Ich mache Sie nur darauf aufmerksam, Herr Bundesminister! Das ist keine Drohung von mir, nicht daß Sie mich jetzt mißverstehen. Ich bin ja Professor und von dem ganzen – abgesehen von den Prüfungstaxen – kaum betroffen, wie Sie richtig gesagt haben. Aber wenn der Mittelbau ernst macht, dann steht der erste Studienabschnitt in vielen Fakultäten und vielen Universitäten einfach still! Da braucht man gar keine zusätzlichen Zugangsbeschränkungen oder dergleichen.

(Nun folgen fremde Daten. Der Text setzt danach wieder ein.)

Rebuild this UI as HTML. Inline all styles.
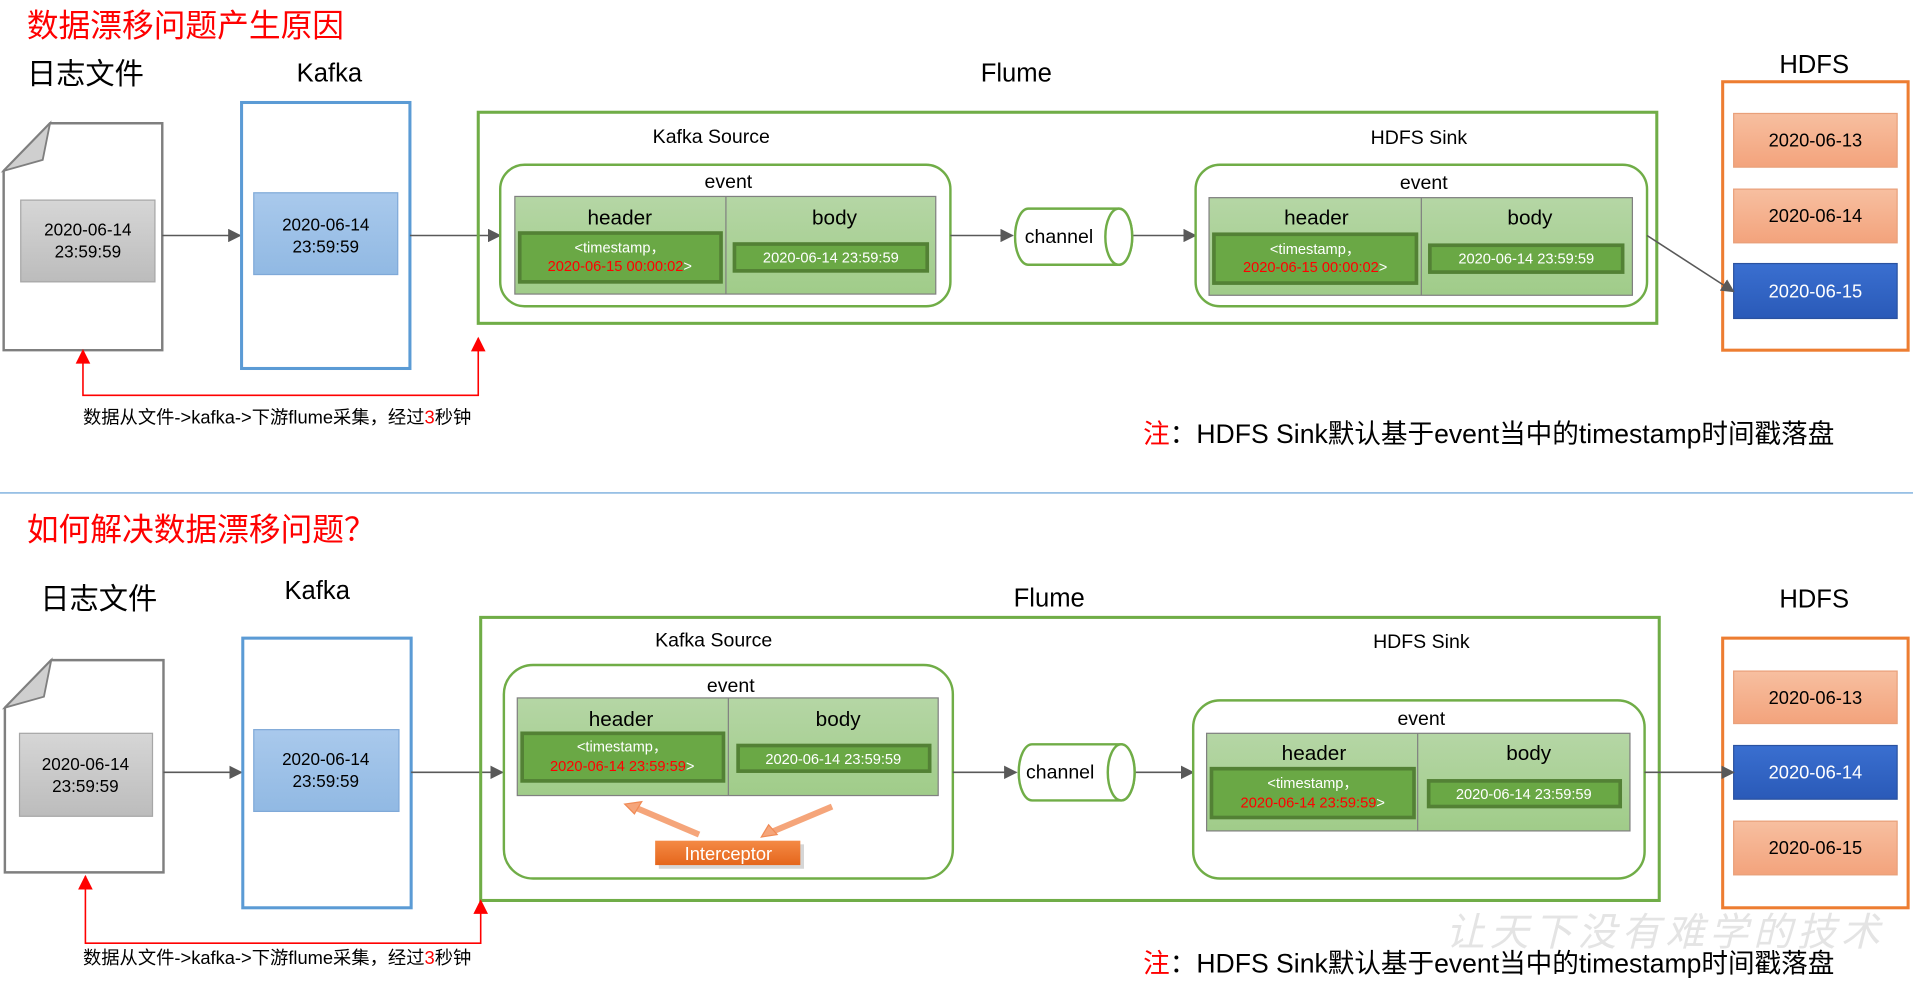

Dann findet der erste Studienabschnitt im wesentlichen nicht statt. – Im zweiten Studienabschnitt ist das Problem in der Regel geringer.

Herr Bundesminister! Sie haben natürlich recht, wenn Sie darauf hinweisen, daß es einen großen Unterschied zwischen remunerierten und nichtremunerierten Lehraufträgen gibt, und zwar jetzt schon. Vollkommen korrekt. Die Fakultäten haben eben im Innenverhältnis versucht, diese Lehraufträge einigermaßen fair auf die Betroffenen zu verteilen. Wenn Sie wollen, können Sie das als ungerecht bezeichnen; eine Frage der Wahrheit ist das in meinen Augen jedoch nicht.